TASK INSTRUCTIONS: Write out each line of the listing as it stands, without the images.

───── RECORDS FOR PROCESSING

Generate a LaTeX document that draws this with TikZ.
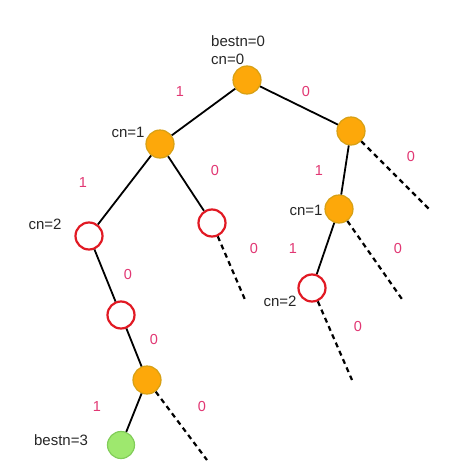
\documentclass[tikz,border=0pt]{standalone}
\usepackage{fontspec}
\setmainfont{Liberation Sans}
\definecolor{nodeorange}{RGB}{253,168,10}
\definecolor{orangeborder}{RGB}{215,160,20}
\definecolor{nodegreen}{RGB}{158,232,110}
\definecolor{greenborder}{RGB}{130,205,90}
\definecolor{bitpink}{RGB}{225,55,115}
\definecolor{nodered}{RGB}{225,25,35}
\begin{document}
\begin{tikzpicture}[x=1pt,y=-1pt,
  orangenode/.style={circle,minimum size=28pt,inner sep=0pt,fill=nodeorange,draw=orangeborder,line width=1.2pt},
  rednode/.style={circle,minimum size=27pt,inner sep=0pt,fill=white,draw=nodered,line width=2.2pt},
  greennode/.style={circle,minimum size=27pt,inner sep=0pt,fill=nodegreen,draw=greenborder,line width=1.2pt},
  edge/.style={line width=1.8pt,black},
  dashedge/.style={line width=2.2pt,black,dash pattern=on 5pt off 4pt},
  bit/.style={text=bitpink,font=\fontsize{14.5}{14.5}\selectfont},
  lab/.style={text=black!85,font=\fontsize{15}{16}\selectfont,inner sep=0pt}]
\useasboundingbox (0,0) rectangle (474,474);
% nodes
\node[orangenode] (r) at (247,80) {};
\node[orangenode] (a) at (160,144) {};
\node[orangenode] (b) at (351,131) {};
\node[rednode] (c) at (89,236) {};
\node[rednode] (d) at (212,223) {};
\node[orangenode] (e) at (339,209) {};
\node[rednode] (f) at (312,288) {};
\node[rednode] (g) at (121,315) {};
\node[orangenode] (h) at (147,380) {};
\node[greennode] (i) at (121,445) {};
% dashed ends
\coordinate (bd) at (430,210);
\coordinate (dd) at (246,302);
\coordinate (ed) at (404,302);
\coordinate (fd) at (352,380);
\coordinate (hd) at (207,460);
% solid edges
\draw[edge] (r) -- (a);
\draw[edge] (r) -- (b);
\draw[edge] (a) -- (c);
\draw[edge] (a) -- (d);
\draw[edge] (b) -- (e);
\draw[edge] (e) -- (f);
\draw[edge] (c) -- (g);
\draw[edge] (g) -- (h);
\draw[edge] (h) -- (i);
% dashed edges
\draw[dashedge] (b) -- (bd);
\draw[dashedge] (d) -- (dd);
\draw[dashedge] (e) -- (ed);
\draw[dashedge] (f) -- (fd);
\draw[dashedge] (h) -- (hd);
% bit labels
\node[bit] (l1) at (180,92) {1};
\node[bit] (l2) at (306,92) {0};
\node[bit] (l3) at (83,183) {1};
\node[bit] (l4) at (215,171) {0};
\node[bit] (l5) at (319,171) {1};
\node[bit] (l6) at (411,157) {0};
\node[bit] (l7) at (254,249) {0};
\node[bit] (l8) at (293,249) {1};
\node[bit] (l9) at (398,249) {0};
\node[bit] (l10) at (128,275) {0};
\node[bit] (l11) at (154,340) {0};
\node[bit] (l12) at (358,327) {0};
\node[bit] (l13) at (97,407) {1};
\node[bit] (l14) at (202,407) {0};
% text labels
\node[lab,anchor=west] (t1) at (211,41) {bestn=0};
\node[lab,anchor=west] (t2) at (211,59) {cn=0};
\node[lab] (t3) at (128,132) {cn=1};
\node[lab] (t4) at (45,224) {cn=2};
\node[lab] (t5) at (306,210) {cn=1};
\node[lab] (t6) at (280,301) {cn=2};
\node[lab] (t7) at (61,440) {bestn=3};
\end{tikzpicture}
\end{document}
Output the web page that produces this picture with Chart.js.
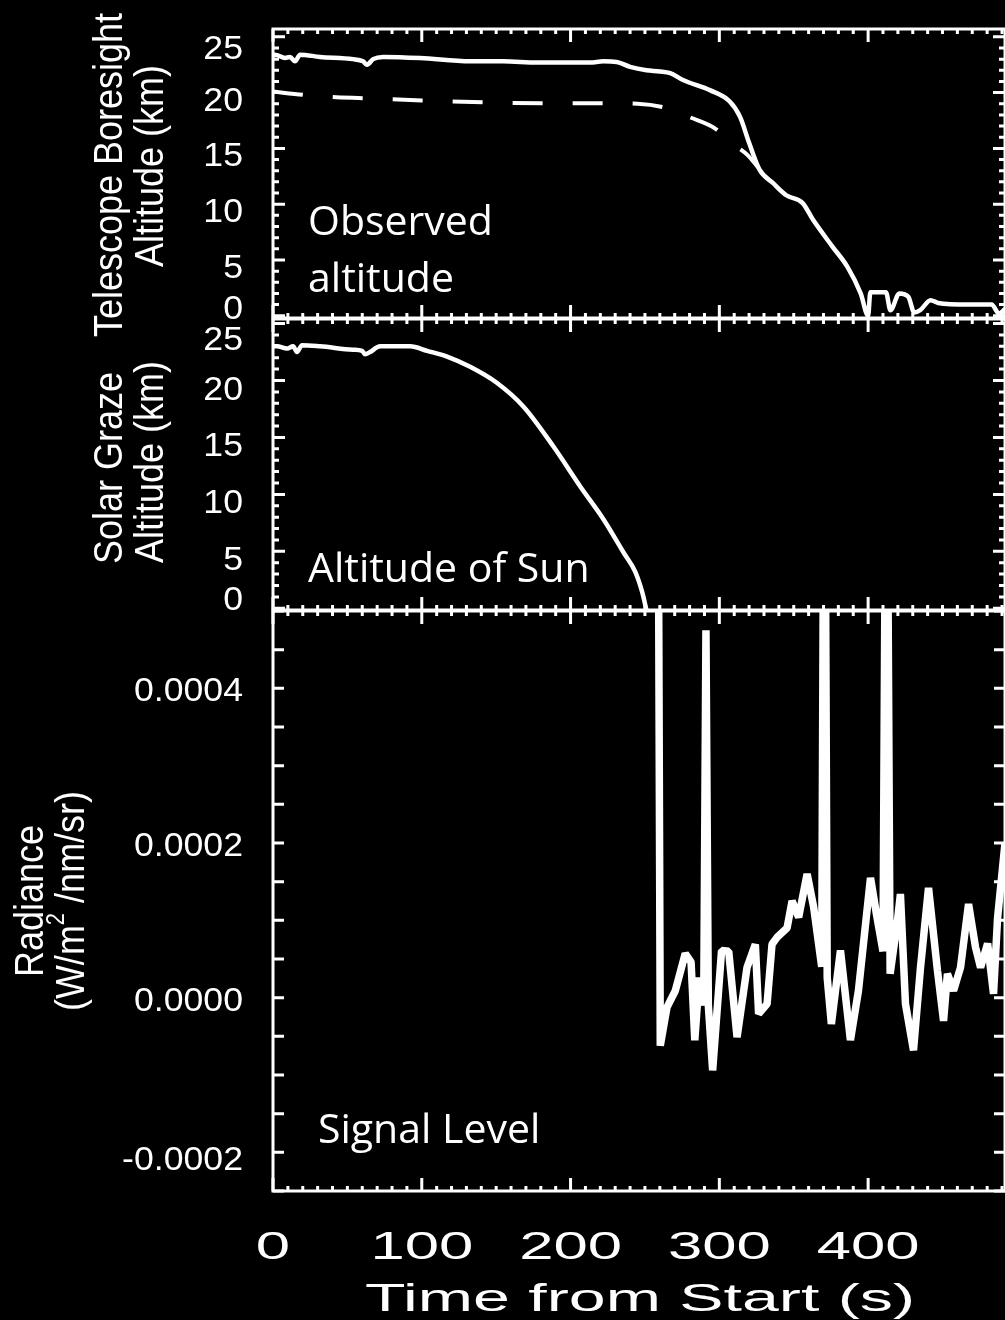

──────────

RESPONSE TO THIS EXERCISE:
Generate a LaTeX document that draws this with TikZ.
\documentclass[tikz,border=0pt]{standalone}
\usepackage{fontspec}
\setmainfont{Liberation Sans}
\definecolor{nodeorange}{RGB}{253,168,10}
\definecolor{orangeborder}{RGB}{215,160,20}
\definecolor{nodegreen}{RGB}{158,232,110}
\definecolor{greenborder}{RGB}{130,205,90}
\definecolor{bitpink}{RGB}{225,55,115}
\definecolor{nodered}{RGB}{225,25,35}
\begin{document}
\begin{tikzpicture}[x=1pt,y=-1pt,
  orangenode/.style={circle,minimum size=28pt,inner sep=0pt,fill=nodeorange,draw=orangeborder,line width=1.2pt},
  rednode/.style={circle,minimum size=27pt,inner sep=0pt,fill=white,draw=nodered,line width=2.2pt},
  greennode/.style={circle,minimum size=27pt,inner sep=0pt,fill=nodegreen,draw=greenborder,line width=1.2pt},
  edge/.style={line width=1.8pt,black},
  dashedge/.style={line width=2.2pt,black,dash pattern=on 5pt off 4pt},
  bit/.style={text=bitpink,font=\fontsize{14.5}{14.5}\selectfont},
  lab/.style={text=black!85,font=\fontsize{15}{16}\selectfont,inner sep=0pt}]
\useasboundingbox (0,0) rectangle (474,474);
% nodes
\node[orangenode] (r) at (247,80) {};
\node[orangenode] (a) at (160,144) {};
\node[orangenode] (b) at (351,131) {};
\node[rednode] (c) at (89,236) {};
\node[rednode] (d) at (212,223) {};
\node[orangenode] (e) at (339,209) {};
\node[rednode] (f) at (312,288) {};
\node[rednode] (g) at (121,315) {};
\node[orangenode] (h) at (147,380) {};
\node[greennode] (i) at (121,445) {};
% dashed ends
\coordinate (bd) at (430,210);
\coordinate (dd) at (246,302);
\coordinate (ed) at (404,302);
\coordinate (fd) at (352,380);
\coordinate (hd) at (207,460);
% solid edges
\draw[edge] (r) -- (a);
\draw[edge] (r) -- (b);
\draw[edge] (a) -- (c);
\draw[edge] (a) -- (d);
\draw[edge] (b) -- (e);
\draw[edge] (e) -- (f);
\draw[edge] (c) -- (g);
\draw[edge] (g) -- (h);
\draw[edge] (h) -- (i);
% dashed edges
\draw[dashedge] (b) -- (bd);
\draw[dashedge] (d) -- (dd);
\draw[dashedge] (e) -- (ed);
\draw[dashedge] (f) -- (fd);
\draw[dashedge] (h) -- (hd);
% bit labels
\node[bit] (l1) at (180,92) {1};
\node[bit] (l2) at (306,92) {0};
\node[bit] (l3) at (83,183) {1};
\node[bit] (l4) at (215,171) {0};
\node[bit] (l5) at (319,171) {1};
\node[bit] (l6) at (411,157) {0};
\node[bit] (l7) at (254,249) {0};
\node[bit] (l8) at (293,249) {1};
\node[bit] (l9) at (398,249) {0};
\node[bit] (l10) at (128,275) {0};
\node[bit] (l11) at (154,340) {0};
\node[bit] (l12) at (358,327) {0};
\node[bit] (l13) at (97,407) {1};
\node[bit] (l14) at (202,407) {0};
% text labels
\node[lab,anchor=west] (t1) at (211,41) {bestn=0};
\node[lab,anchor=west] (t2) at (211,59) {cn=0};
\node[lab] (t3) at (128,132) {cn=1};
\node[lab] (t4) at (45,224) {cn=2};
\node[lab] (t5) at (306,210) {cn=1};
\node[lab] (t6) at (280,301) {cn=2};
\node[lab] (t7) at (61,440) {bestn=3};
\end{tikzpicture}
\end{document}
Output the web page that produces this picture with Chart.js.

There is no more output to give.